Assessment of Back Taxes
The court addressed the issue of whether the state could assess taxes for prior years, specifically for the years 1931 through 1933. It concluded that the assessment was valid because the statutory fees owed by the foreign insurance companies were considered obligations for conducting business within the state. The court reasoned that the notice from the Insurance Commissioner regarding the assessed amounts was not an assessment of back taxes in the traditional sense but rather a notification of a statutory duty to pay fees. This interpretation alleviated concerns over the applicability of statutes that typically barred the collection of back taxes. The court highlighted that the nature of the obligation was more akin to a regulatory fee than a standard tax, supporting the legitimacy of assessing amounts due from prior years.
Conclusion
Ultimately, the Supreme Court of New Hampshire held that the premiums received by foreign life insurance companies for annuity contracts from residents of the state were taxable under the relevant statute.
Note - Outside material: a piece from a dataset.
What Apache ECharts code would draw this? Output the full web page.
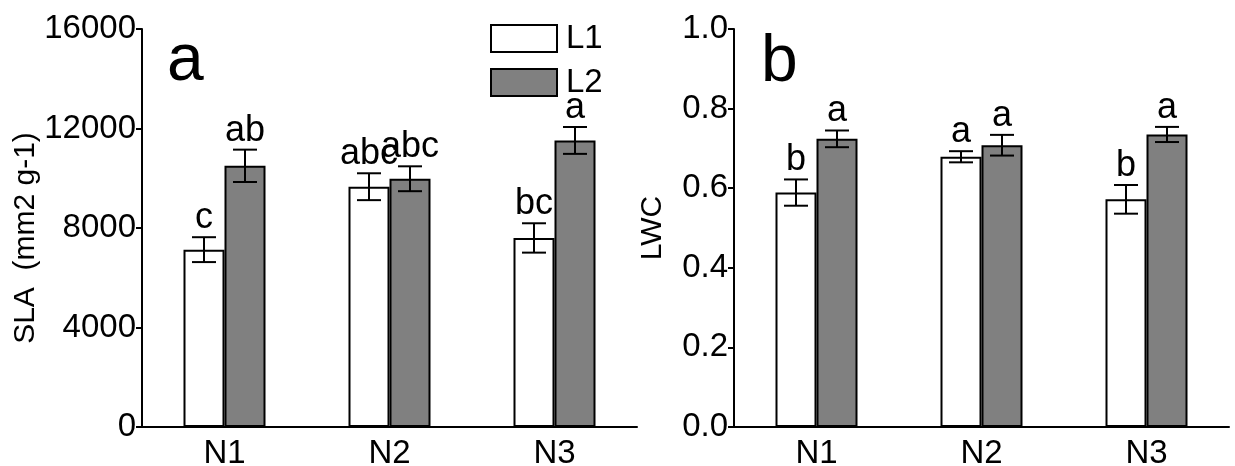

The court affirmed that the legislative intent, statutory language, and practical application all pointed to the inclusion of annuity premiums in the tax assessment. Moreover, it validated the assessment of taxes for prior years, reinforcing the notion that such payments were part of the companies' statutory obligations. The court's decision underscored the importance of viewing statutory duties in light of their historical context and practical implementation, thereby ensuring that foreign life insurance companies were subject to the same regulatory framework as domestic entities in the state.